In the UK and USA, after an exceptionally strong year in 2000, the Group notes some softening in demand in a couple of its major markets. However, along with most of our competitors, the Group expects this softening to be temporary. Against this backdrop, the Group is implementing a targeted capital expenditure programme, focused marketing, and cost control to assure continued profitability.

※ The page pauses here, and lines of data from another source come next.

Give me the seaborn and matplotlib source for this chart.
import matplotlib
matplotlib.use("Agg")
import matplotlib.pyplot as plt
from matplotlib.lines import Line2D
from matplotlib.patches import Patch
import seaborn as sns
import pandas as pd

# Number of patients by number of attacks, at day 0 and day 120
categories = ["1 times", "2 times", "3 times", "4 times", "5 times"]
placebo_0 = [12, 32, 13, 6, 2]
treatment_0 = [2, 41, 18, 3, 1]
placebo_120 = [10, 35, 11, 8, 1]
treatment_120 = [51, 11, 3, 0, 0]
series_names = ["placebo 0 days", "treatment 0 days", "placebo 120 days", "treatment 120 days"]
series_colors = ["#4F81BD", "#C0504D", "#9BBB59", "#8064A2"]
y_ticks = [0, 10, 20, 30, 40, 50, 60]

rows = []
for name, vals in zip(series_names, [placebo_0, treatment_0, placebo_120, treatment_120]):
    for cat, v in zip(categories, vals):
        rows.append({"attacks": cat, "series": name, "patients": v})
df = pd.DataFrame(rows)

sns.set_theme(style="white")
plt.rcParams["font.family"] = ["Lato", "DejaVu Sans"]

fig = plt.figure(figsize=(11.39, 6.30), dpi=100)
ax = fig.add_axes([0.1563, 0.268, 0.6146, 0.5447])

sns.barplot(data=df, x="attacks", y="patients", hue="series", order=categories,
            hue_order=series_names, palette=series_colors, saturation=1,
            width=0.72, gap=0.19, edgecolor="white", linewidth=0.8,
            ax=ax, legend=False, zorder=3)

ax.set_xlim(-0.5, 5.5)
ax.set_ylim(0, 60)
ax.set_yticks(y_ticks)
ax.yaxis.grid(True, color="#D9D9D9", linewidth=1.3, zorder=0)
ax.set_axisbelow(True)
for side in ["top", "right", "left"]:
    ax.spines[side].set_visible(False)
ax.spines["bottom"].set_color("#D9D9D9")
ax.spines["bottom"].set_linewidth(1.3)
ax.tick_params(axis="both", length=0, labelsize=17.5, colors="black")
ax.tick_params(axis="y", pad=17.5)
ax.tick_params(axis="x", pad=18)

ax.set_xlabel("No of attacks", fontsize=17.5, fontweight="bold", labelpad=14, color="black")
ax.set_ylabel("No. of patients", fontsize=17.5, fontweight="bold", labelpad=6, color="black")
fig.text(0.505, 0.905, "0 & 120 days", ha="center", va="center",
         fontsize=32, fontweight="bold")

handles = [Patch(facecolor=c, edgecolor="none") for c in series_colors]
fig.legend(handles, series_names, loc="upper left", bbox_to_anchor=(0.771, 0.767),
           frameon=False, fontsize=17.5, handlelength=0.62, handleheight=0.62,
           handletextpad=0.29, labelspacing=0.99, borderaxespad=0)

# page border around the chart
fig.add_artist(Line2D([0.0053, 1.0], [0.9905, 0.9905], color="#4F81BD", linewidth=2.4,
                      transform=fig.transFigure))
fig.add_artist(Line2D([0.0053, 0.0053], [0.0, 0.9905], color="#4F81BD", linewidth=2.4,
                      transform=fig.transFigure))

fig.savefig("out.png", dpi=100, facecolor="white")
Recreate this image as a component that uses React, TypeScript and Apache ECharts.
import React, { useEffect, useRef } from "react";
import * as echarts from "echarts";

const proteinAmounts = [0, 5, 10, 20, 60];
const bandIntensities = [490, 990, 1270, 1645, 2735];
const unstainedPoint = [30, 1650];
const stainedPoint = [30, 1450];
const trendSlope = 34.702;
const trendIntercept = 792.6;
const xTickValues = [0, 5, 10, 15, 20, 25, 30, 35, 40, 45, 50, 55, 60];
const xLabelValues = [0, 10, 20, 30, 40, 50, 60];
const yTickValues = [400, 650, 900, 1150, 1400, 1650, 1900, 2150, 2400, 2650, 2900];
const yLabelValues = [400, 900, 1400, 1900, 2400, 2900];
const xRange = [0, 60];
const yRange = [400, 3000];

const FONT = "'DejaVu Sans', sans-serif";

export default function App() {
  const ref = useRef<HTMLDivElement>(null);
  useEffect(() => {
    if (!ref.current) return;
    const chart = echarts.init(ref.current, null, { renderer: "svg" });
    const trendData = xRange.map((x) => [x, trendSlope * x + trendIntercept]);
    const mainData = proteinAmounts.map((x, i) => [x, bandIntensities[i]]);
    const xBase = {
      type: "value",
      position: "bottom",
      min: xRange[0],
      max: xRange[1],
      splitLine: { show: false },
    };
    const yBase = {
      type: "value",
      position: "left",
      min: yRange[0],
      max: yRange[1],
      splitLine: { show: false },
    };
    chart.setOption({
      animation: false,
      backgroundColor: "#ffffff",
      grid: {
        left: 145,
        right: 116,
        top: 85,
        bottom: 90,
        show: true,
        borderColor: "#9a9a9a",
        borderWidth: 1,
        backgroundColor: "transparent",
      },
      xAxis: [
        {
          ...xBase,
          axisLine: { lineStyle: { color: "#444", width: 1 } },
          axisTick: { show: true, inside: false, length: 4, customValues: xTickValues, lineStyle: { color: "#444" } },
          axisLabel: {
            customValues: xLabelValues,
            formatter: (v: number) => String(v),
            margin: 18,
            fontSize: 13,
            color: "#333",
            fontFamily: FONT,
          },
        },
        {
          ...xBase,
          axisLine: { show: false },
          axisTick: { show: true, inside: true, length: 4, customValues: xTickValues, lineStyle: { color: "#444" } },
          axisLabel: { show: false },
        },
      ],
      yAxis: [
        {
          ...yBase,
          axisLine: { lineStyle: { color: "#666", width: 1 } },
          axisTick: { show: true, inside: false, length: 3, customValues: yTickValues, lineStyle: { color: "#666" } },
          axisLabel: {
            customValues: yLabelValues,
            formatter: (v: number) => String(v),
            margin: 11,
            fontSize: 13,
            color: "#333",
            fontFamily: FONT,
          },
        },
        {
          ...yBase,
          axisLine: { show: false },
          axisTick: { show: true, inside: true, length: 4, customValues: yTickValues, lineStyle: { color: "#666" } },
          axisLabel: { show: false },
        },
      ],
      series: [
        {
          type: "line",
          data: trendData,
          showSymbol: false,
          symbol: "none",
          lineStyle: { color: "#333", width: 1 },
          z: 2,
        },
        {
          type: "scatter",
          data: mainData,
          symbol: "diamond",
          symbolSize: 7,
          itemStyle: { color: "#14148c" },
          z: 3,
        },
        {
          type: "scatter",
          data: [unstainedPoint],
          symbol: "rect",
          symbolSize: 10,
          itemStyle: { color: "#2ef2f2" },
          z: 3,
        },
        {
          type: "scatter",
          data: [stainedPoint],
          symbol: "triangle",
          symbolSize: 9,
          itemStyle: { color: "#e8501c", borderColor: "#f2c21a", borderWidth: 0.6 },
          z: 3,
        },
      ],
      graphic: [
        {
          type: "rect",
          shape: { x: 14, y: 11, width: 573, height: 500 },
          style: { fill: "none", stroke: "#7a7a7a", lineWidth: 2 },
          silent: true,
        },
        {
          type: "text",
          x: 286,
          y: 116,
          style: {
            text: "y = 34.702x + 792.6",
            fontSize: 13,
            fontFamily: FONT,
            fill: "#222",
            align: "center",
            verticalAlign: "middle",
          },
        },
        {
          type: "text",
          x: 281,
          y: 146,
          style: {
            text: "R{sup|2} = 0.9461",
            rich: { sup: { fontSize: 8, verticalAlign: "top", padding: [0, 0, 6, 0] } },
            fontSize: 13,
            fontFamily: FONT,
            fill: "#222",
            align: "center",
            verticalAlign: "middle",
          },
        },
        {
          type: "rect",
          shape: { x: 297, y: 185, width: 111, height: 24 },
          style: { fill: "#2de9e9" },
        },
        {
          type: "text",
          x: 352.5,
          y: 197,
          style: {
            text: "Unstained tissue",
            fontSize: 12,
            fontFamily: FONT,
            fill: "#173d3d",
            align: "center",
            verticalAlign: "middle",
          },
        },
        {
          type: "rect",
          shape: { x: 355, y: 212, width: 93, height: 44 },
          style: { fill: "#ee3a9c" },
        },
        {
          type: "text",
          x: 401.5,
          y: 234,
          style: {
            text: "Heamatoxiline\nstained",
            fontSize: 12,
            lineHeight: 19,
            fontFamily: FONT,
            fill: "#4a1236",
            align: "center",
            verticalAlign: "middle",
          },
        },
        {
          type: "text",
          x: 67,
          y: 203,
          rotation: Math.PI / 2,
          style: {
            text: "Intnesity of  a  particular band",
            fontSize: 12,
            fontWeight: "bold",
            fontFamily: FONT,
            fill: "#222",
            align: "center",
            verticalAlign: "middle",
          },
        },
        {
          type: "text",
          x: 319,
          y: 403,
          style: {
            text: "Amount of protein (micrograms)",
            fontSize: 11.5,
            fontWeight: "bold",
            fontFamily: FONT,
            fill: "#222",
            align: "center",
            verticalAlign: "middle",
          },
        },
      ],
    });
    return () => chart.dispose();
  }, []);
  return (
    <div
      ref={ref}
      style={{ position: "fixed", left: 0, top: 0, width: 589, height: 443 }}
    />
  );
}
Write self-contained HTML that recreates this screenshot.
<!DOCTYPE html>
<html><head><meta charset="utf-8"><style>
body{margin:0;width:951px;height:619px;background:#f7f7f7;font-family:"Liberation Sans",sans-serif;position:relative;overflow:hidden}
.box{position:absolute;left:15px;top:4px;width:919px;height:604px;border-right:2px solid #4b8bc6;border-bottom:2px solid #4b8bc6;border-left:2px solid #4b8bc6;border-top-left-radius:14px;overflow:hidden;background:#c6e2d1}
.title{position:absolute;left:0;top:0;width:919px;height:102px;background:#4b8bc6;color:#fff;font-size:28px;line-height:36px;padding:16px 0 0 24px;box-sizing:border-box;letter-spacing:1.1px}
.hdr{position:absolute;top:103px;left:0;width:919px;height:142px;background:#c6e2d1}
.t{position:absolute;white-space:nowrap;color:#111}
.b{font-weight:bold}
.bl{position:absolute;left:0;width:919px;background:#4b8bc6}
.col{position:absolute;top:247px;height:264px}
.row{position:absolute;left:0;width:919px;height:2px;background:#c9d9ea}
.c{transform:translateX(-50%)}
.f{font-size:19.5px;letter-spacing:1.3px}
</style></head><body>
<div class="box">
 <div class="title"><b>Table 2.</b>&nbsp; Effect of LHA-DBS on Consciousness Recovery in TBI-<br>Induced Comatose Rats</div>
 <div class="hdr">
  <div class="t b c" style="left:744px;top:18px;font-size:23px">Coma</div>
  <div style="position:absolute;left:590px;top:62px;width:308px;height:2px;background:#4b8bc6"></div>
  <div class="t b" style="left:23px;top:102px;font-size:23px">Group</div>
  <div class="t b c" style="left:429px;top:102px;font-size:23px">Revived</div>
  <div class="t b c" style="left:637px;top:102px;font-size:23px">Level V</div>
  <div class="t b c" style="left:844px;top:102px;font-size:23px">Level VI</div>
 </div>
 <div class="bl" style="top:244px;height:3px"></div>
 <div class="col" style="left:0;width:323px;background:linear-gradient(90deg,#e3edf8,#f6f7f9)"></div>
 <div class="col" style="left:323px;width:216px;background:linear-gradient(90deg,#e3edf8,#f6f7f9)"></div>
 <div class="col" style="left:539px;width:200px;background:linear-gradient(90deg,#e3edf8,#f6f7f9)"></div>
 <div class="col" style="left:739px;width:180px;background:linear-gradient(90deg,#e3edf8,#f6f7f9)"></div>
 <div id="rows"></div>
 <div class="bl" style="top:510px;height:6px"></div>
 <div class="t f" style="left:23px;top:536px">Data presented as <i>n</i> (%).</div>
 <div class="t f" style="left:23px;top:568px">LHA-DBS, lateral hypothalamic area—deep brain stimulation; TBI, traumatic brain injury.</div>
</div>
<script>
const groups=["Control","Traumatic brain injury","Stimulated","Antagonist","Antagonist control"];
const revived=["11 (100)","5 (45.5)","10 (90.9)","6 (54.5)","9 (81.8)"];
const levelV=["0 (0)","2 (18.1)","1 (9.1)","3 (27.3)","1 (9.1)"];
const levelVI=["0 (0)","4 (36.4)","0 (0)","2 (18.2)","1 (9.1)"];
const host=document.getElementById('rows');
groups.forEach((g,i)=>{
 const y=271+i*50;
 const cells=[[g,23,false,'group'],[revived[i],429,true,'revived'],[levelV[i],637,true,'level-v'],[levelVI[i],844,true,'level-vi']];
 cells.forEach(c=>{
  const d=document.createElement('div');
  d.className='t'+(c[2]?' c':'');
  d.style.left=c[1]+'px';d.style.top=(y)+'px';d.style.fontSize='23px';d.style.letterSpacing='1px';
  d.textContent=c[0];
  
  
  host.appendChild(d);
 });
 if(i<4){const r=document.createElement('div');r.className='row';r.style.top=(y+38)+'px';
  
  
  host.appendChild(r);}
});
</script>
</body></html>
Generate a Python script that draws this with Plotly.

The Group believes that the acquisition of the Regal Group in December 1999 will deliver enhanced and lasting value. Although the Regal Group was acquired in what was generally regarded to be a bullish market in the US, these Regal hotels were significantly under-performing due to inadequate managerial attention and a lack of capital investment. Under the Group's direction and through its investment programme, the Regal hotels have considerable potential to deliver improved revenues and profit. Even in the event of the continued softening in the US economy, these hotels after refurbishment will perform, at the very least, on par with their previous performance before the Group's acquisition. Overall, the Group looks forward to a good performance from the refurbished and rebranded Millennium hotels, particularly in high business-related periods.
e-Commerce
With the completion of the Group's reorganisation exercise, the Group will be laying the foundation this year for aggressive growth in 2002 and beyond, capturing the business opportunities that are available in the provision of solutions for the hospitality industry. Whilst costs relating to product development and sales acquisitions are unavoidable, they will be put in the context of achieving profitability as soon as possible. The Group will seek to attain the right balance between the growth in revenue and costs ensuring, at all times, a prudent management of expenses.
Group Prospects
Barring any unforeseen circumstances, the Group is expected to continue to perform satisfactorily.